On Thu, 2007-10-18 at 13:57 +0200, Mathieu Fluhr wrote:
> On Thu, 2007-10-18 at 06:06 -0400, Jeff Garzik wrote:
> 
> > The SCSI midlayer makes a lot of "if scsi version <= 2" choices.  In the 
> > case of ATAPI, we do not want to force ATAPI down the path of ancient 
> > SCSI devices, as this disables some MMC features that modern ATAPI 
> > devices support.
> 
> If I fully understand your point, if this faking code wasn't present,
> and if the inquiry data was left as it is, all modern ATAPI devices
> would be considered as really old SCSI devices. Am I right?

Not really.  Firstly, a lot of ATAPI devices report the correct
compliance level and secondly, the consequence of reporting no
compliance (level 0) is that the mid layer will be very careful to use
the most minimal command set it can (the usual consequence of sending a
USB device a command it doesn't understand is to have it crash).

However, this will have no effect for at least CDs:  The sr driver is
only interested in the MMC compliance level not the SCSI compliance
level.

> And then why external (FireWire and USB) devices reports the inquiry
> data correctly? After all they are also considered to be SCSI devices...
>  -> But apparently, from what /proc/scsi/scsi outputs, the ANSI SCSI   
>     revision is set to 0 (for both ieee1394 and USB devices). This 
>     seems to be coherent with what the inquiry data buffer outputs.
> 
> 
> Also another question, more from the developer point of view, you have
> to know which real interface is behind a device.

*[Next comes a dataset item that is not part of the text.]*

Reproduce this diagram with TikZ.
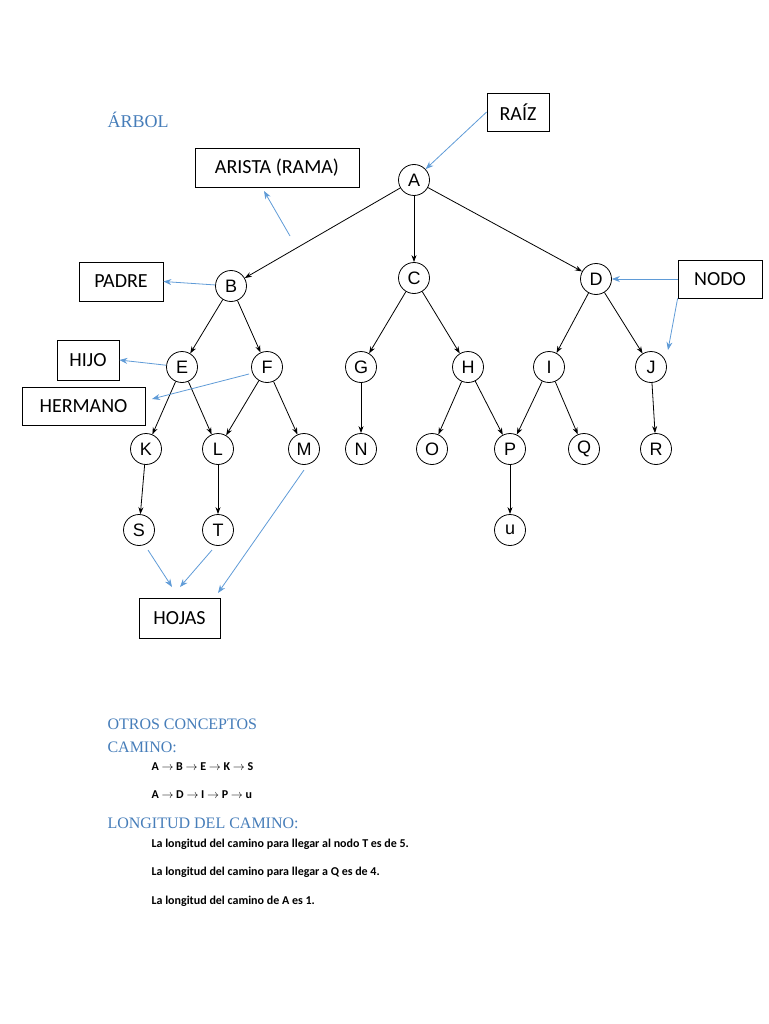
\documentclass[tikz,border=0pt]{standalone}
\usepackage{fontspec}
\setmainfont{Carlito}
\newfontfamily\arialf{Liberation Sans}
\newfontfamily\serf{Liberation Serif}
\usetikzlibrary{arrows.meta}
\definecolor{hblue}{RGB}{70,125,185}
\definecolor{ablue}{RGB}{95,155,215}
\tikzset{
 tn/.style={circle,draw,thick,minimum size=31pt,inner sep=0pt,font=\arialf\fontsize{18}{18}\selectfont},
 lbox/.style={draw,thick,inner sep=0pt,font=\fontsize{20}{20}\selectfont},
 te/.style={-{Stealth[length=7pt,width=5pt]},thick},
 be/.style={-{Stealth[length=8pt,width=6pt]},ablue,thick},
 hd/.style={anchor=west,text=hblue,font=\serf\fontsize{16}{16}\selectfont},
 tx/.style={anchor=west,font=\bfseries\fontsize{12}{12}\selectfont},
}
\begin{document}
\begin{tikzpicture}[x=1pt,y=-1pt]
\useasboundingbox (0,0) rectangle (768,1024);
\foreach \n/\x/\y in {A/414/180,B/231/286,C/414/278,D/596/279,E/182/367,F/267/367,G/361/367,H/468/367,I/549/367,J/651/367,K/146/449,L/218/449,M/304/449,N/361/449,O/432/449,P/510/449,Q/584/449,R/656/449,S/139/530,T/218/530}
  \node[tn] (\n) at (\x,\y) {\n};
\node[tn] (u) at (510,530) {u};
\foreach \a/\b in {A/B,A/C,A/D,B/E,B/F,C/G,C/H,D/I,D/J,E/K,E/L,F/L,F/M,G/N,H/O,H/P,I/P,I/Q,J/R,K/S,L/T,P/u}
  \draw[te] (\a) -- (\b);
\node[lbox,minimum width=62pt,minimum height=38pt] (raiz) at (518,112) {RAÍZ};
\node[lbox,minimum width=164pt,minimum height=39pt] (arista) at (277,167.5) {ARISTA (RAMA)};
\node[lbox,minimum width=84pt,minimum height=39pt] (padre) at (121,281.5) {PADRE};
\node[lbox,minimum width=62pt,minimum height=40pt] (hijo) at (88,360) {HIJO};
\node[lbox,minimum width=123pt,minimum height=38pt] (herm) at (83.5,406) {HERMANO};
\node[lbox,minimum width=84pt,minimum height=38pt] (nodo) at (720,279) {NODO};
\node[lbox,minimum width=81pt,minimum height=40pt] (hojas) at (179.5,618) {HOJAS};
\coordinate (ar0) at (290,236);
\coordinate (ar1) at (264,191);
\coordinate (he0) at (249,374);
\coordinate (he1) at (152,399);
\coordinate (ho1) at (172,587);
\coordinate (ho2) at (180,587);
\coordinate (ho3) at (218,593);
\coordinate (s0) at (148,550);
\coordinate (t0) at (212,550);
\coordinate (m0) at (304,470);
\coordinate (j1) at (668,350);
\draw[be] (raiz.west) -- (A);
\draw[be] (ar0) -- (ar1);
\draw[be] (B) -- (padre.east);
\draw[be] (E) -- (hijo.east);
\draw[be] (he0) -- (he1);
\draw[be] (nodo.west) -- (D);
\draw[be] (nodo.south west) -- (j1);
\draw[be] (s0) -- (ho1);
\draw[be] (t0) -- (ho2);
\draw[be] (m0) -- (ho3);
\node[hd,font=\serf\fontsize{18}{18}\selectfont] (t1) at (104,120) {ÁRBOL};
\node[hd] (t2) at (104,724) {OTROS CONCEPTOS};
\node[hd] (t3) at (104,747) {CAMINO:};
\node[tx] (t4) at (148,767) {A $\rightarrow$ B $\rightarrow$ E $\rightarrow$ K $\rightarrow$ S};
\node[tx] (t5) at (148,795) {A $\rightarrow$ D $\rightarrow$ I $\rightarrow$ P $\rightarrow$ u};
\node[hd] (t6) at (104,823) {LONGITUD DEL CAMINO:};
\node[tx] (t7) at (148,844) {La longitud del camino para llegar al nodo T es de 5.};
\node[tx] (t8) at (148,872) {La longitud del camino para llegar a Q es de 4.};
\node[tx] (t9) at (148,901) {La longitud del camino de A es 1.};
\end{tikzpicture}
\end{document}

You might get
> performance loss if the real type is not known.
> 
> For example, I send a BLANK cdb to fully blank a disc, with the 'immed'
> flag not set, so that the requested operation is processed to completion
> prior to returning status.
> - for real SCSI devices, this is not harmfull, as the bus is not blocked
> - for IDE devices, AFAIK, the bus will be blocked until the command
> termination... so for a CD erased a 1x, the bus might be blocked for
> 74min.
> 
> 
> Also the SCSI commands that are sent to the device depends from its
> hardware bus type. Not only for the CDB length, but also for MODE
> SENSE/MODE SELECT CDBs in which for example a MODE SENSE (6) would fail
> on an IDE device... even if it is described in the SPC-3 standard.

Er, I think you might have a slight misunderstanding of what the mid
layer does with the scsi level.  It doesn't police incoming commands
that are user generated (the user is free to crash the device or set
their house on fire) according to the compliance level.  All it does is
try to make sure that the mid-layer transactions (which are pretty much
inquiry, mode sense and test unit ready) are all as minimal as possible.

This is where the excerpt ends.